Her “bargain” EV cost an extra $3,800 in year one compared to keeping her paid-off Civic.

What New Electric Vehicle Buyers Should Actually Calculate

  • Purchase price minus tax credits (federal + state)
  • Insurance difference (EVs often cost 15–25% more to insure)
  • Home charging installation
  • Maintenance savings (about $500/year vs. gas cars)
  • Fuel savings based on YOUR actual electricity rates

According to the Department of Energy’s vehicle cost calculator, even expensive EVs break even faster than you’d think—but only if you run the real numbers for your situation.

Avoiding First Time EV Buyer Mistakes: The Money-Saving Game Plan

Electric vehicle winter driving conditions - first time EV buyer should test in cold weather

Before you buy, take these three steps:

First, verify your charging setup. If you rent or can’t install home charging, seriously reconsider. The math rarely works without it.

Second, test drive in winter if possible. Cold-weather range loss is real—expect 20–40% drops below freezing. If the dealer pressures you to buy in summer, walk away and come back in January.

Third, compare total five-year ownership costs, not just monthly payments. A $42,000 EV with a $7,500 tax credit and $0.10/kWh home charging will cost less than a $32,000 EV charged publicly at $0.48/kWh.

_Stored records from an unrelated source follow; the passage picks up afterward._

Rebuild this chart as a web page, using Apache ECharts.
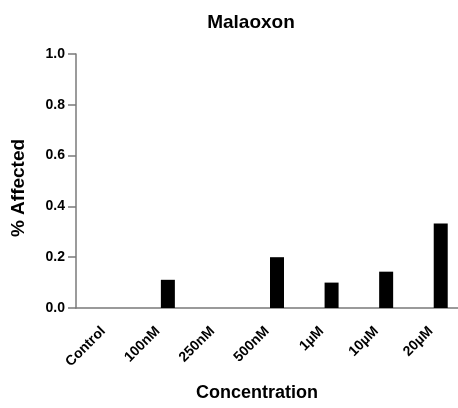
<!DOCTYPE html>
<html lang="en">
<head>
    <meta charset="UTF-8">
    <title>Malaoxon</title>
    <script src="https://cdn.jsdelivr.net/npm/echarts@6/dist/echarts.min.js"></script>
    <style>
        body { margin: 0; background: #fff; }
    </style>
</head>
<body>
<div id="main" style="width: 458px;height:408px;"></div>
<script>
    var categories = ['Control', '100nM', '250nM', '500nM', '1\u00b5M', '10\u00b5M', '20\u00b5M'];
    var affected = [0, 0.111, 0, 0.2, 0.1, 0.143, 0.333];
    var yTicks = [0, 0.2, 0.4, 0.6, 0.8, 1.0];

    var font = 'Liberation Sans, Arial, sans-serif';
    var axisColor = '#7a7a7a';

    var myChart = echarts.init(document.getElementById('main'));
    var option = {
        backgroundColor: '#fff',
        animation: false,
        title: {
            text: 'Malaoxon',
            left: 246,
            top: 8,
            textAlign: 'center',
            textStyle: { fontFamily: font, fontSize: 19, fontWeight: 'bold', color: '#000' }
        },
        grid: { left: 76, top: 54, width: 383, height: 254, containLabel: false },
        xAxis: {
            type: 'category',
            data: categories,
            name: 'Concentration',
            nameLocation: 'middle',
            nameGap: 76,
            nameTextStyle: { fontFamily: font, fontSize: 18, fontWeight: 'bold', color: '#000', padding: [0, 20, 0, 0] },
            axisLine: { lineStyle: { color: axisColor, width: 1.5 } },
            axisTick: { alignWithLabel: true, length: 8, lineStyle: { color: axisColor, width: 1.5 } },
            axisLabel: {
                rotate: 45,
                margin: 21,
                fontFamily: font, fontSize: 14, fontWeight: 'bold', color: '#000'
            },
            splitLine: { show: false }
        },
        yAxis: {
            type: 'value',
            min: yTicks[0],
            max: yTicks[yTicks.length - 1],
            interval: 0.2,
            name: '% Affected',
            nameLocation: 'middle',
            nameGap: 48,
            nameTextStyle: { fontFamily: font, fontSize: 19, fontWeight: 'bold', color: '#000', padding: [0, 14, 0, 0] },
            axisLine: { show: true, lineStyle: { color: axisColor, width: 1.5 } },
            axisTick: { show: true, length: 8, lineStyle: { color: axisColor, width: 1.5 } },
            axisLabel: {
                margin: 11,
                fontFamily: font, fontSize: 14, fontWeight: 'bold', color: '#000',
                formatter: function (v) { return v.toFixed(1); }
            },
            splitLine: { show: false }
        },
        series: [
            {
                // empty slot on the left of each group, like the original layout
                type: 'bar',
                data: categories.map(function () { return '-'; }),
                barWidth: 14,
                barGap: '43%',
                silent: true
            },
            {
                name: 'Malaoxon',
                type: 'bar',
                data: affected,
                barWidth: 14,
                barGap: '43%',
                itemStyle: { color: '#000' }
            }
        ]
    };
    myChart.setOption(option);
</script>
</body>
</html>
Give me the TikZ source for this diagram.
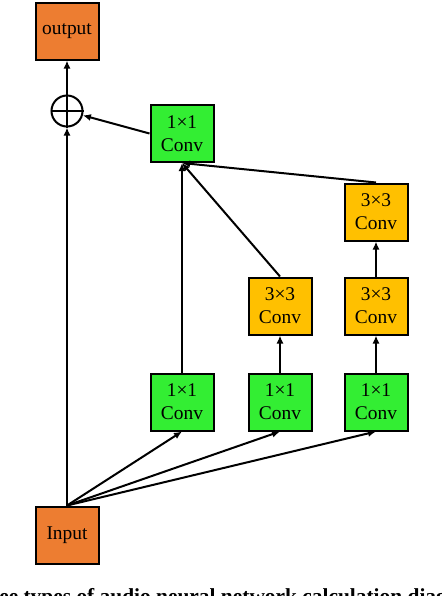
\documentclass[tikz,border=0pt]{standalone}
\usepackage{fontspec}
\setmainfont{Liberation Serif}
\usetikzlibrary{arrows.meta}
\definecolor{arancio}{HTML}{ED7D31}
\definecolor{verde}{HTML}{33EE33}
\definecolor{giallo}{HTML}{FFC000}

\begin{document}
\begin{tikzpicture}[x=0.5pt, y=-0.5pt, line width=1pt, >={Latex[length=4pt,width=3.5pt]},
    box/.style = {draw, minimum width=31.5pt, minimum height=28.5pt, inner sep=0pt, align=center, font=\fontsize{9.7}{11.5}\selectfont},
    io/.style = {box, fill=arancio},
    uno/.style = {box, fill=verde},
    tre/.style = {box, fill=giallo}]
    \useasboundingbox (0,0) rectangle (442,596);
    % Disegna i nodi del grafo
    \node[io] (out) at (67,31) {output};
    \node[draw, circle, minimum size=15.5pt, inner sep=0pt] (sum) at (67,111) {};
    \node[uno] (top) at (182,133.5) {1×1\\Conv};
    \node[tre] (c3) at (376,212) {3×3\\Conv};
    \node[tre] (b2) at (280,306) {3×3\\Conv};
    \node[tre] (c2) at (376,306) {3×3\\Conv};
    \node[uno] (a1) at (182,402) {1×1\\Conv};
    \node[uno] (b1) at (280,402) {1×1\\Conv};
    \node[uno] (c1) at (376,402) {1×1\\Conv};
    \node[io] (in) at (67,535) {Input};

    \draw (sum.north) -- (sum.south);
    \draw (sum.west) -- (sum.east);

    \draw[->] (in) -- (sum);
    \draw[->] (sum) -- (out);
    \draw[->] (top.west) -- (sum);
    \draw[->] (in.north) -- (a1.south);
    \draw[->] (in.north) -- (b1.south);
    \draw[->] (in.north) -- (c1.south);
    \draw[->] (a1) -- (top);
    \draw[->] (b1) -- (b2);
    \draw[->] (b2.north) -- (top.south);
    \draw[->] (c1) -- (c2);
    \draw[->] (c2) -- (c3);
    \draw[->] (c3.north) -- (top.south);

    % didascalia tagliata
    \begin{scope}
        \clip (0,0) rectangle (442,596);
        \node[anchor=base west, inner sep=0pt, font=\bfseries\fontsize{10.7}{12}\selectfont] (cap) at (-37,603.5) {Three types of audio neural network calculation diagram};
    \end{scope}
\end{tikzpicture}
\end{document}
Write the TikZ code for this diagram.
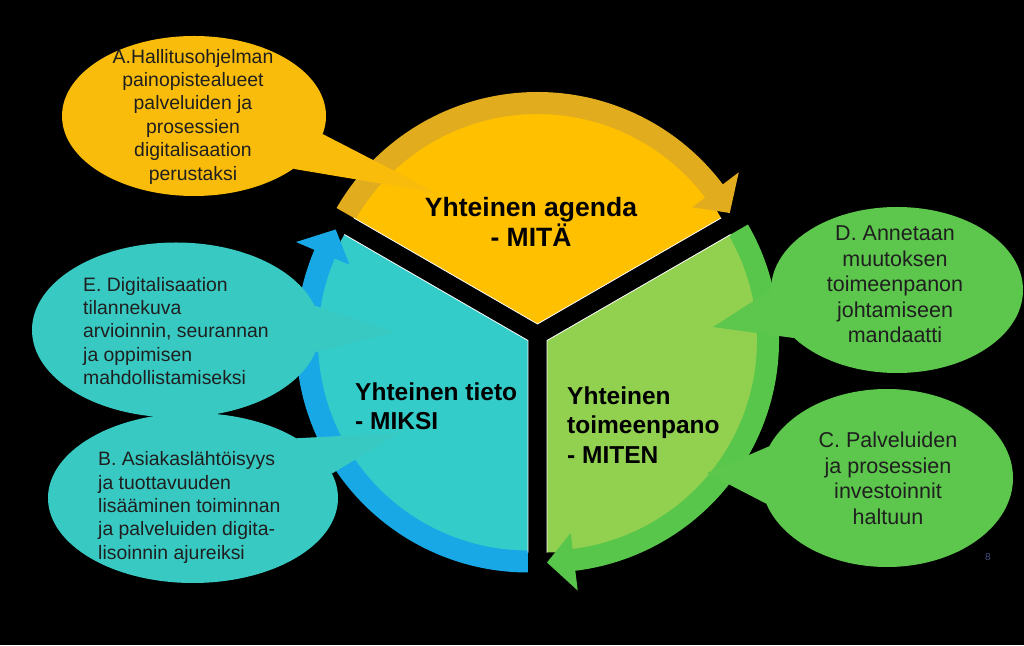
\documentclass[tikz,border=0pt]{standalone}
\usepackage{fontspec}
\setmainfont{Liberation Sans}
\usetikzlibrary{shapes.geometric}

\definecolor{AgendaFill}{HTML}{FFC000}
\definecolor{AgendaBand}{HTML}{E2AC1F}
\definecolor{AgendaBubble}{HTML}{F9BC0B}
\definecolor{TietoFill}{HTML}{33CCC8}
\definecolor{TietoBand}{HTML}{19A8E6}
\definecolor{TietoBubble}{HTML}{38CAC2}
\definecolor{ToimeFill}{HTML}{92D050}
\definecolor{ToimeBand}{HTML}{58C64A}
\definecolor{ToimeBubble}{HTML}{5CC74C}
\definecolor{BubbleText}{HTML}{1F1F1F}
\definecolor{PageNum}{HTML}{4A5080}

\begin{document}
\begin{tikzpicture}
            [x=1pt, y=1pt,
             bubble/.style = {ellipse, inner sep=0pt},
             bubbletext/.style = {inner sep=0pt, text=BubbleText, font=\fontsize{19.4}{23.4}\selectfont},
             bigtext/.style = {inner sep=0pt, text=BubbleText, align=center, font=\fontsize{21.5}{25.5}\selectfont},
             title/.style = {inner sep=0pt, text=black, font=\bfseries\fontsize{24.5}{29.5}\selectfont},
             sectoredge/.style = {white, line width=0.8pt}]
            \useasboundingbox (0,0) rectangle (1024,645);
            \fill[black] (0,0) rectangle (1024,645);

            % agenda sector
            \begin{scope}[shift={(537.5,321)}]
                \fill[AgendaFill] (0,0) -- (30:212) arc[start angle=30, end angle=150, radius=212] -- cycle;
                \fill[AgendaBand] (150:232) arc[start angle=150, end angle=37, radius=232] -- (37:252) -- (30:222) -- (37:194) -- (37:210) arc[start angle=37, end angle=150, radius=210] -- cycle;
                \draw[sectoredge] (30:212) -- (0,0) -- (150:212);
            \end{scope}
            % tieto sector
            \begin{scope}[shift={(527.97,304.5)}]
                \fill[TietoFill] (0,0) -- (150:212) arc[start angle=150, end angle=270, radius=212] -- cycle;
                \fill[TietoBand] (270:232) arc[start angle=270, end angle=157, radius=232] -- (157:252) -- (150:222) -- (157:194) -- (157:210) arc[start angle=157, end angle=270, radius=210] -- cycle;
                \draw[sectoredge] (150:212) -- (0,0) -- (270:212);
            \end{scope}
            % toimeenpano sector
            \begin{scope}[shift={(547.03,304.5)}]
                \fill[ToimeFill] (0,0) -- (-90:212) arc[start angle=-90, end angle=30, radius=212] -- cycle;
                \fill[ToimeBand] (30:232) arc[start angle=30, end angle=-83, radius=232] -- (-83:252) -- (-90:222) -- (-83:194) -- (-83:210) arc[start angle=-83, end angle=30, radius=210] -- cycle;
                \draw[sectoredge] (-90:212) -- (0,0) -- (30:212);
            \end{scope}

            \node[title, align=center, font=\bfseries\fontsize{26.5}{30}\selectfont] (AgendaTitle) at (531,423) {Yhteinen agenda\\- MITÄ};
            \node[title, align=left, anchor=west] (TietoTitle) at (355,239) {Yhteinen tieto\\- MIKSI};
            \node[title, align=left, anchor=west] (ToimeTitle) at (567,220) {Yhteinen\\toimeenpano\\- MITEN};

            % bubbles
            \node[bubble, fill=AgendaBubble, minimum width=264, minimum height=160] (BubbleA) at (194,529) {};
            \coordinate (TipA) at (437,452);
            \fill[AgendaBubble] (BubbleA.-8) -- (TipA) -- (BubbleA.-28) -- cycle;
            \node[bubbletext, align=center] (TextA) at (193,528.5) {A.Hallitusohjelman\\painopistealueet\\palveluiden ja\\prosessien\\digitalisaation\\perustaksi};

            \node[bubble, fill=TietoBubble, minimum width=290, minimum height=170] (BubbleB) at (193,147) {};
            \coordinate (TipB) at (400,212);
            \fill[TietoBubble] (BubbleB.30) -- (TipB) -- (BubbleB.10) -- cycle;
            \node[bubbletext, align=left, anchor=west] (TextB) at (98,137.5) {B. Asiakaslähtöisyys\\ja tuottavuuden\\lisääminen toiminnan\\ja palveluiden digita-\\lisoinnin ajureiksi};

            \node[bubble, fill=TietoBubble, minimum width=288, minimum height=175] (BubbleE) at (176,315) {};
            \coordinate (TipE) at (395,313);
            \fill[TietoBubble] (BubbleE.10) -- (TipE) -- (BubbleE.-9) -- cycle;
            \node[bubbletext, align=left, anchor=west] (TextE) at (83,314) {E. Digitalisaation\\tilannekuva\\arvioinnin, seurannan\\ja oppimisen\\mahdollistamiseksi};

            \node[bubble, fill=ToimeBubble, minimum width=252, minimum height=166] (BubbleD) at (897,355) {};
            \coordinate (TipD) at (713,318);
            \fill[ToimeBubble] (BubbleD.180) -- (TipD) -- (BubbleD.205) -- cycle;
            \node[bigtext] (TextD) at (895,360.5) {D. Annetaan\\muutoksen\\toimeenpanon\\johtamiseen\\mandaatti};

            \node[bubble, fill=ToimeBubble, minimum width=252, minimum height=178] (BubbleC) at (887,167) {};
            \coordinate (TipC) at (707,172);
            \fill[ToimeBubble] (BubbleC.165) -- (TipC) -- (BubbleC.192) -- cycle;
            \node[bigtext] (TextC) at (888,166.5) {C. Palveluiden\\ja prosessien\\investoinnit\\haltuun};

            \node[inner sep=0pt, text=PageNum, font=\fontsize{10}{12}\selectfont] (PageNo) at (988,88) {8};
        \end{tikzpicture}
\end{document}
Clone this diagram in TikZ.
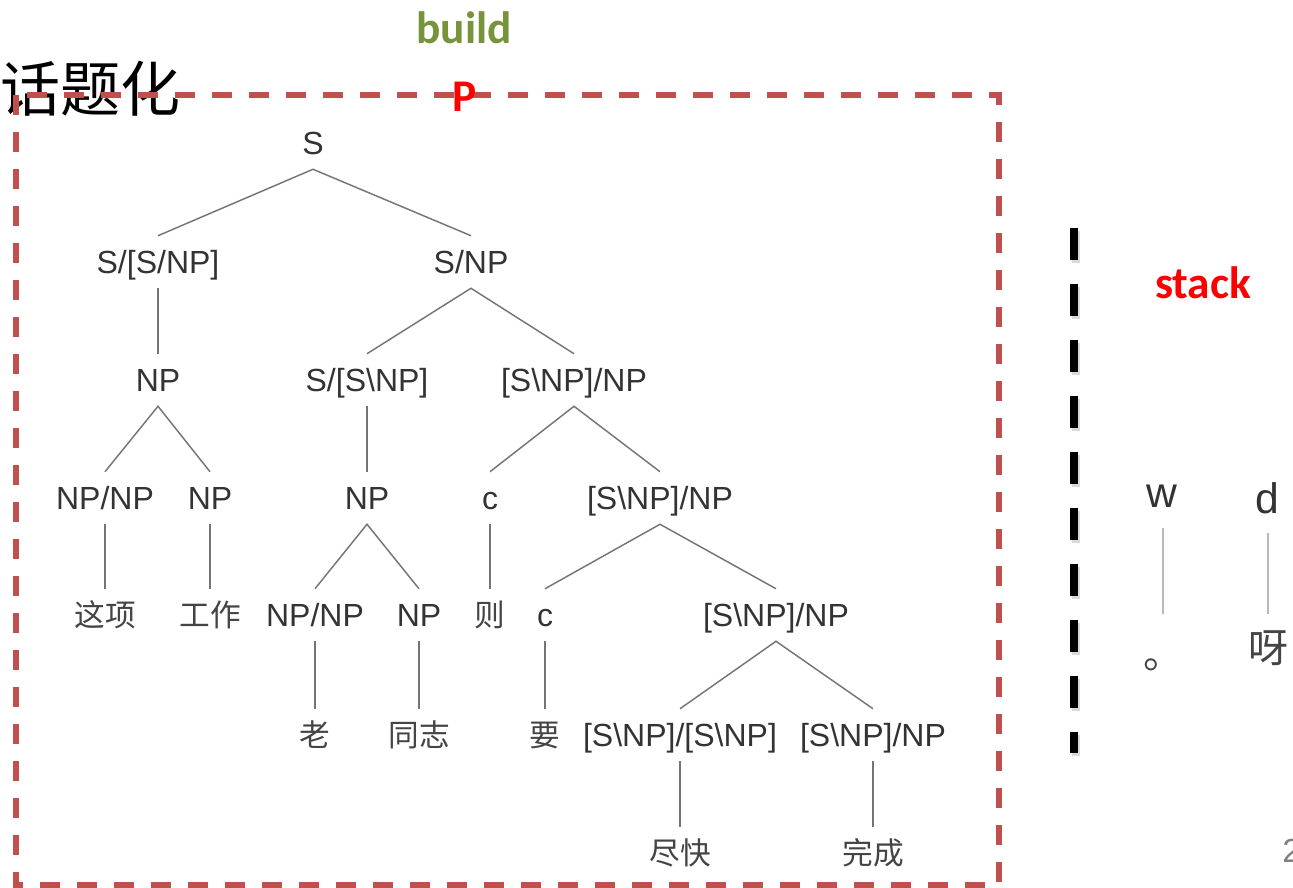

For detailed EV cost breakdowns and regional charging maps, check out our complete EV buying guide.

The Bottom Line on First Time EV Buyer Mistakes

The most expensive first time EV buyer mistake is treating an EV purchase like a gas car decision. It’s not. Your charging access matters more than the badge on the hood. Your actual range needs matter more than EPA numbers. And your total cost of ownership matters more than the sticker price.

Skip the impulse buy. Spend two weeks tracking your real driving patterns, research charging within five miles of your home and work, and run the complete math. The right EV at the right price will still be there next month—and you’ll save thousands by buying smart instead of buying fast.